Objective
Exactly the lines from the first line of the records to the line holding "0.0029, -0.0016]" should be duplicated, and nothing more; pictures stay out.
--- START OF Data supplied ---
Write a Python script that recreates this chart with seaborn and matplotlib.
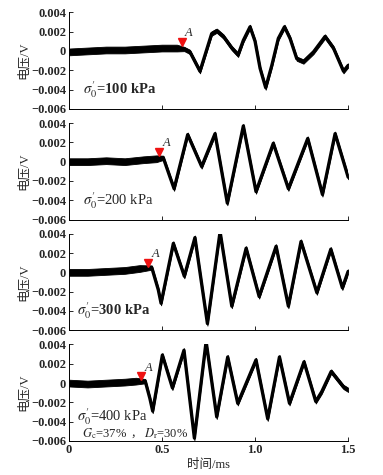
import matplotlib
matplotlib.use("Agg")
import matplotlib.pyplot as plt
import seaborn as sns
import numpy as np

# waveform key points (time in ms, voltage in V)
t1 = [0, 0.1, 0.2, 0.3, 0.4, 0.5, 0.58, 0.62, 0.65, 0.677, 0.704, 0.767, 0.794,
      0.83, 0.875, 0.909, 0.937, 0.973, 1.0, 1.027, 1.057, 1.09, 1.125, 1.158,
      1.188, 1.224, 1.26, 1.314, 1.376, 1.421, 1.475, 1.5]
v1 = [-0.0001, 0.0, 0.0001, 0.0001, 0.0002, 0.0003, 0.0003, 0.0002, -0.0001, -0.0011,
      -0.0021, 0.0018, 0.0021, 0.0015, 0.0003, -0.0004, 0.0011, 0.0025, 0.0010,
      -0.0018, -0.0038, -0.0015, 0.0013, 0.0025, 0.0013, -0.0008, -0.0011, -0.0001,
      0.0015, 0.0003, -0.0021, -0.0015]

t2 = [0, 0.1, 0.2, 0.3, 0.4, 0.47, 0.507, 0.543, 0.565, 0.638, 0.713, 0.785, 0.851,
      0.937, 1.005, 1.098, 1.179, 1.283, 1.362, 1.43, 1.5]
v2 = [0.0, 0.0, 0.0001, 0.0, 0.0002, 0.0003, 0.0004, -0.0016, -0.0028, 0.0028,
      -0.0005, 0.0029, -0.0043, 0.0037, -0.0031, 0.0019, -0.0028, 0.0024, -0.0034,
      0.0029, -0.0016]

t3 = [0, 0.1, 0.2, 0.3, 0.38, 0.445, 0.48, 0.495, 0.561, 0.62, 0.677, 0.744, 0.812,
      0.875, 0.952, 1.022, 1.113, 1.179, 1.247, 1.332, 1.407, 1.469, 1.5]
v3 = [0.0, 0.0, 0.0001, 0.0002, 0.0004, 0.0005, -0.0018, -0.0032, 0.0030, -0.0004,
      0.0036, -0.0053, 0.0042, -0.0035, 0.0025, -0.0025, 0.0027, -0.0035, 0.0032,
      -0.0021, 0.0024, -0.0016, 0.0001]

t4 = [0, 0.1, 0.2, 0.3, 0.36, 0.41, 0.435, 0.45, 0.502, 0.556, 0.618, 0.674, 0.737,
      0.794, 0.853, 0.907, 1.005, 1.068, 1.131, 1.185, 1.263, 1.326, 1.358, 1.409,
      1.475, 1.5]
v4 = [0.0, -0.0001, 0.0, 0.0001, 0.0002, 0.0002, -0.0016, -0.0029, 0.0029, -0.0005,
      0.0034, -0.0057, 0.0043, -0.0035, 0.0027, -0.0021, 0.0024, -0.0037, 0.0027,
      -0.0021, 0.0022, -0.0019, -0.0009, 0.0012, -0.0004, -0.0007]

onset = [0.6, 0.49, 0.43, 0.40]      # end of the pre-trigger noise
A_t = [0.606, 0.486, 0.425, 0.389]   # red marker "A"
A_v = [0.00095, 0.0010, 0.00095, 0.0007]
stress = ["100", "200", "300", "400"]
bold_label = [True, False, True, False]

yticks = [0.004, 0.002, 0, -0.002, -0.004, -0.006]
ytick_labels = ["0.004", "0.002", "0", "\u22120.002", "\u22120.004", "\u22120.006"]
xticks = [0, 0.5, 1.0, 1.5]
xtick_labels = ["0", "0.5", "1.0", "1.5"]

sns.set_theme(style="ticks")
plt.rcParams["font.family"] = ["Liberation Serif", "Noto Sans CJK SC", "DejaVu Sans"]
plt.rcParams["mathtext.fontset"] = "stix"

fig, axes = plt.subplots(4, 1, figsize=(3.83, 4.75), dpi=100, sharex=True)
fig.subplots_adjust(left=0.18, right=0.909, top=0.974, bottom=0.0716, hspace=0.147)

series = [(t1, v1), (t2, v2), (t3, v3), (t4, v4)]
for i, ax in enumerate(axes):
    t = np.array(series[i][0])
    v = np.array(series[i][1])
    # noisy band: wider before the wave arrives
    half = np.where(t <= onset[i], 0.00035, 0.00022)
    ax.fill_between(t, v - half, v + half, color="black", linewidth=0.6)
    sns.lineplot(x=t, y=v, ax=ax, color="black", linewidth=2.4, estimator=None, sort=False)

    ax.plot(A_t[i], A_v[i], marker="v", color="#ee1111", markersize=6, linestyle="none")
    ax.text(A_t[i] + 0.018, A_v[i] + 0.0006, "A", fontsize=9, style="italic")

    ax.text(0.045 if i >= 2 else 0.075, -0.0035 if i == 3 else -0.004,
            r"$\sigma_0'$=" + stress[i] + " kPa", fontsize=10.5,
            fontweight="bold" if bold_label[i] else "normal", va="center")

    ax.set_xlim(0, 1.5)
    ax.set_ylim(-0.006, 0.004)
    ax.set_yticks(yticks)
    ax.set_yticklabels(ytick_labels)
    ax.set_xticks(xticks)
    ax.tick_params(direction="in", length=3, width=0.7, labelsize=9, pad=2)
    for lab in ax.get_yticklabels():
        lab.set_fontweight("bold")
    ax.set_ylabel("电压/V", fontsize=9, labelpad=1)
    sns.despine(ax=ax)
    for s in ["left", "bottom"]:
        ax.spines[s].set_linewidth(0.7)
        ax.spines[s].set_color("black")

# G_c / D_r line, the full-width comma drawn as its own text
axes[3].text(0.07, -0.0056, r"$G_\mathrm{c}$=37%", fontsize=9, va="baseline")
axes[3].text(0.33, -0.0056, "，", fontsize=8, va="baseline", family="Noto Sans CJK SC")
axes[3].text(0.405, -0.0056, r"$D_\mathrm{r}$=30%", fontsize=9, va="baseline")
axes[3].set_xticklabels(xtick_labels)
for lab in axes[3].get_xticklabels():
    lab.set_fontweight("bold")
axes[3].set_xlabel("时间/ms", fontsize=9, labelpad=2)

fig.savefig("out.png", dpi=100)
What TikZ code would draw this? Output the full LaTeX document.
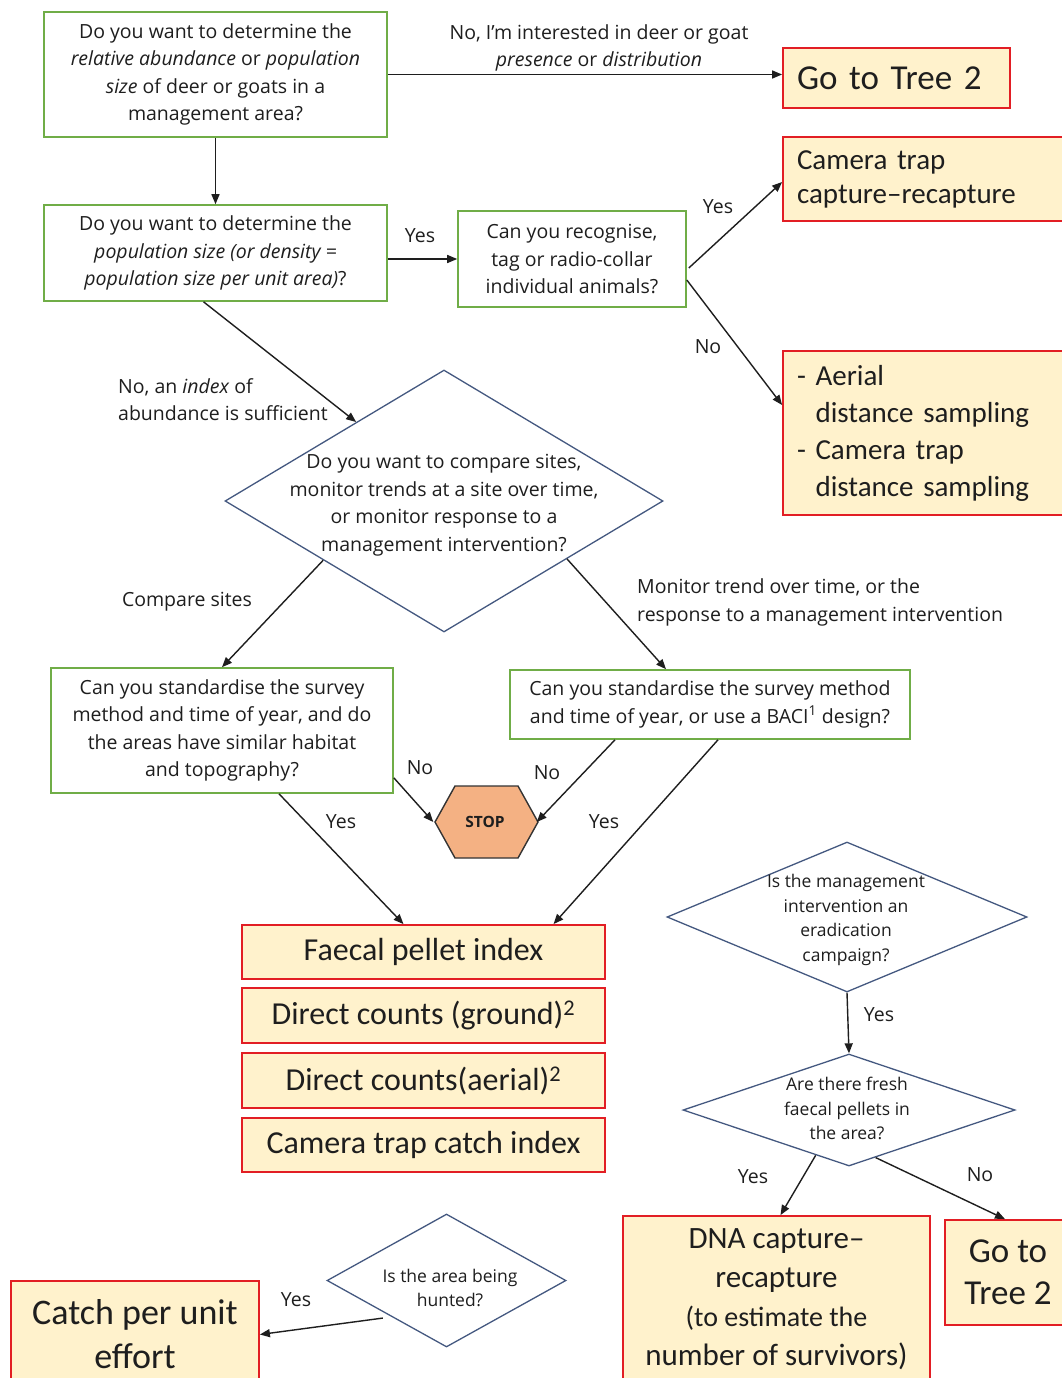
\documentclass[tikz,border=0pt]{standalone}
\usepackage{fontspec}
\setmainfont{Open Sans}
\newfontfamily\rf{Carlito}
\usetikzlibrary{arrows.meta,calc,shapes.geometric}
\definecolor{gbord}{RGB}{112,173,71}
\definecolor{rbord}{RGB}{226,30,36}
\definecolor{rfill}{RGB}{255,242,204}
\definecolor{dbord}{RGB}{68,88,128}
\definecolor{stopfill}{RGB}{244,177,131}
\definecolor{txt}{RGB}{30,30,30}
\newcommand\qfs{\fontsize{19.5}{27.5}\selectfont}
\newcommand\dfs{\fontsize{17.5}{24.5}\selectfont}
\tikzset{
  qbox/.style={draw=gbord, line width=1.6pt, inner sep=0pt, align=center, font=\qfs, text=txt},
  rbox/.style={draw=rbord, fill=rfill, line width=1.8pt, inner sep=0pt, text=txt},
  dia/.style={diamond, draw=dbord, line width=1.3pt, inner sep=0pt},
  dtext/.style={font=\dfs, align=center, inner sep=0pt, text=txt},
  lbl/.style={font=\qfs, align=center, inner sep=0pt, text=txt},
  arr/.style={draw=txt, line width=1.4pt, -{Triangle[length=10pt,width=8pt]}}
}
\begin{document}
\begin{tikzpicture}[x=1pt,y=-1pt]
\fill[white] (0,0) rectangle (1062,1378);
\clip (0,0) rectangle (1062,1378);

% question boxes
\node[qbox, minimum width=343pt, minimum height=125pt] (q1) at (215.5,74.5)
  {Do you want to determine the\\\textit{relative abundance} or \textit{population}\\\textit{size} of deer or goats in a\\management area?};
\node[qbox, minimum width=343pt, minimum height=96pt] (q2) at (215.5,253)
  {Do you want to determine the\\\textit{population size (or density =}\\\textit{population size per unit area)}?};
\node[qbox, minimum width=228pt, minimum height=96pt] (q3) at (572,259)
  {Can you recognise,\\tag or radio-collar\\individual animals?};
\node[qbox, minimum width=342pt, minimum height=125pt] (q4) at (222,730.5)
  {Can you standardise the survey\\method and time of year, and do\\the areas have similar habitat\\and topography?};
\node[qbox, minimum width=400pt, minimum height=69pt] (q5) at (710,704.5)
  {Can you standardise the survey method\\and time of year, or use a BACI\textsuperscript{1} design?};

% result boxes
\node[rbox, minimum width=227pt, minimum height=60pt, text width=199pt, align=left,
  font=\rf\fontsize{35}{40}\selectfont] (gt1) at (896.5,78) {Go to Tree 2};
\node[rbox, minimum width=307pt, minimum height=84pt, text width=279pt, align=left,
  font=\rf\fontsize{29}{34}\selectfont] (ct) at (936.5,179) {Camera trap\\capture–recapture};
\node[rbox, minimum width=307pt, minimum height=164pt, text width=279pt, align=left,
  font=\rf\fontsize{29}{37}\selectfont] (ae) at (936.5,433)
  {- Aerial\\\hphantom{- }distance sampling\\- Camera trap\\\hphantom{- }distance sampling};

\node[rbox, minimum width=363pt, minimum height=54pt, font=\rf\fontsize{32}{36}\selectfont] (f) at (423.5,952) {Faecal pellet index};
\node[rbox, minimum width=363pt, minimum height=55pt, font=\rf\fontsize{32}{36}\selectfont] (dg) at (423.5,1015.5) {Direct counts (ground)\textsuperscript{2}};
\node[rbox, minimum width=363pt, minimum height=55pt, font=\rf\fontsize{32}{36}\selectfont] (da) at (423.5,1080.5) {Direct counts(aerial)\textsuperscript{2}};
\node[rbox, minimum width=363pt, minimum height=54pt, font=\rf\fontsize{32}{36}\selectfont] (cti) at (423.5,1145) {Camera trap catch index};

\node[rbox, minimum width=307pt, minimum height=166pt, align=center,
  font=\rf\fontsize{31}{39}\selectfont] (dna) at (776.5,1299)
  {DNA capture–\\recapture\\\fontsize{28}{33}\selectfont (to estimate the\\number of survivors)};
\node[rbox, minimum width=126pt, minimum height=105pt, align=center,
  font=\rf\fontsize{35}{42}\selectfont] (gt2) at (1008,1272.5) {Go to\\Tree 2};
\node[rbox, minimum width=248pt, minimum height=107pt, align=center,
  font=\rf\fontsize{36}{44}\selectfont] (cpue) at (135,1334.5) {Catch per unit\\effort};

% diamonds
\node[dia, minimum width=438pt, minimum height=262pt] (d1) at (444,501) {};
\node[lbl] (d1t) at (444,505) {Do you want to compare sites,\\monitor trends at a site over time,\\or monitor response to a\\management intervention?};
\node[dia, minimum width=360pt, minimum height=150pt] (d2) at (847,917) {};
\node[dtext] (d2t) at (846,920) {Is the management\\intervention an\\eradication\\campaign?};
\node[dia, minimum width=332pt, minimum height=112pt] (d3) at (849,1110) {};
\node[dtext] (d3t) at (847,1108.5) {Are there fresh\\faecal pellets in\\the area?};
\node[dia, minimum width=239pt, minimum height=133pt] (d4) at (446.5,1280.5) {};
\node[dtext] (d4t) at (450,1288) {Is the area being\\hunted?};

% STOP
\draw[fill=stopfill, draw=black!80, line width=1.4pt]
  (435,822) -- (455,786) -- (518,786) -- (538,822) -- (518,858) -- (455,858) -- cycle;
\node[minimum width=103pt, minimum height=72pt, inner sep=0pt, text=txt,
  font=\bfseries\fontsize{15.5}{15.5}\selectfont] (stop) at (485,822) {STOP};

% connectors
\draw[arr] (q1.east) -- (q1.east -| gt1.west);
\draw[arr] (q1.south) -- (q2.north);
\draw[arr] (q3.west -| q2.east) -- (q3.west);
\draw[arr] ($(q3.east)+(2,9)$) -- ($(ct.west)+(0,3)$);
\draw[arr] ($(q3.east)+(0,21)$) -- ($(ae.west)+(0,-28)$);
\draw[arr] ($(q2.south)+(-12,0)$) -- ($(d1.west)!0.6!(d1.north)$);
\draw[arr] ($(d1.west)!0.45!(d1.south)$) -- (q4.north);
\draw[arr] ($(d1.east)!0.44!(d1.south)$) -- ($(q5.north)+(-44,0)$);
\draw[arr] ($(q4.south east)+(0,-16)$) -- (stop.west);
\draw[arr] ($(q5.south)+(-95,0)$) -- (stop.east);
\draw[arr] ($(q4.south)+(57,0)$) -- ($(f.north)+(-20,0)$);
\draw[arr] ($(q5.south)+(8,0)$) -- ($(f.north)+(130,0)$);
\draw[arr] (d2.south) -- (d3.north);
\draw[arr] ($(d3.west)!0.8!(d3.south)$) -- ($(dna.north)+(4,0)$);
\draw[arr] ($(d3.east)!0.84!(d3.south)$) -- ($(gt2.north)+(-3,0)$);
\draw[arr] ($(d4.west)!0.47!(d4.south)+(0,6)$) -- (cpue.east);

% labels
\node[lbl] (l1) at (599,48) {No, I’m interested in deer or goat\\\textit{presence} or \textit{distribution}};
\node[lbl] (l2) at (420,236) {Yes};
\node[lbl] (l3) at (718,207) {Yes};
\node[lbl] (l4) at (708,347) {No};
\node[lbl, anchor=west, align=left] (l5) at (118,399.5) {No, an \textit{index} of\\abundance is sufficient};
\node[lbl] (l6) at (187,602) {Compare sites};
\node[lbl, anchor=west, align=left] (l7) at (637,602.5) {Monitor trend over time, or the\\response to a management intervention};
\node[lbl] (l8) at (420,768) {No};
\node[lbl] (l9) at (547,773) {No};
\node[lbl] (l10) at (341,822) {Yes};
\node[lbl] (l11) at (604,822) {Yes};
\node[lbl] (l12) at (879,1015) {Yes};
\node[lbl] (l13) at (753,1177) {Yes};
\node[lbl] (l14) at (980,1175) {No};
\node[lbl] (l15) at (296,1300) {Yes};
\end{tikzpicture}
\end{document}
--- END OF Data supplied ---
Response to this exercise
Write a Python script that recreates this chart with seaborn and matplotlib.
import matplotlib
matplotlib.use("Agg")
import matplotlib.pyplot as plt
import seaborn as sns
import numpy as np

# waveform key points (time in ms, voltage in V)
t1 = [0, 0.1, 0.2, 0.3, 0.4, 0.5, 0.58, 0.62, 0.65, 0.677, 0.704, 0.767, 0.794,
      0.83, 0.875, 0.909, 0.937, 0.973, 1.0, 1.027, 1.057, 1.09, 1.125, 1.158,
      1.188, 1.224, 1.26, 1.314, 1.376, 1.421, 1.475, 1.5]
v1 = [-0.0001, 0.0, 0.0001, 0.0001, 0.0002, 0.0003, 0.0003, 0.0002, -0.0001, -0.0011,
      -0.0021, 0.0018, 0.0021, 0.0015, 0.0003, -0.0004, 0.0011, 0.0025, 0.0010,
      -0.0018, -0.0038, -0.0015, 0.0013, 0.0025, 0.0013, -0.0008, -0.0011, -0.0001,
      0.0015, 0.0003, -0.0021, -0.0015]

t2 = [0, 0.1, 0.2, 0.3, 0.4, 0.47, 0.507, 0.543, 0.565, 0.638, 0.713, 0.785, 0.851,
      0.937, 1.005, 1.098, 1.179, 1.283, 1.362, 1.43, 1.5]
v2 = [0.0, 0.0, 0.0001, 0.0, 0.0002, 0.0003, 0.0004, -0.0016, -0.0028, 0.0028,
      -0.0005, 0.0029, -0.0043, 0.0037, -0.0031, 0.0019, -0.0028, 0.0024, -0.0034,
      0.0029, -0.0016]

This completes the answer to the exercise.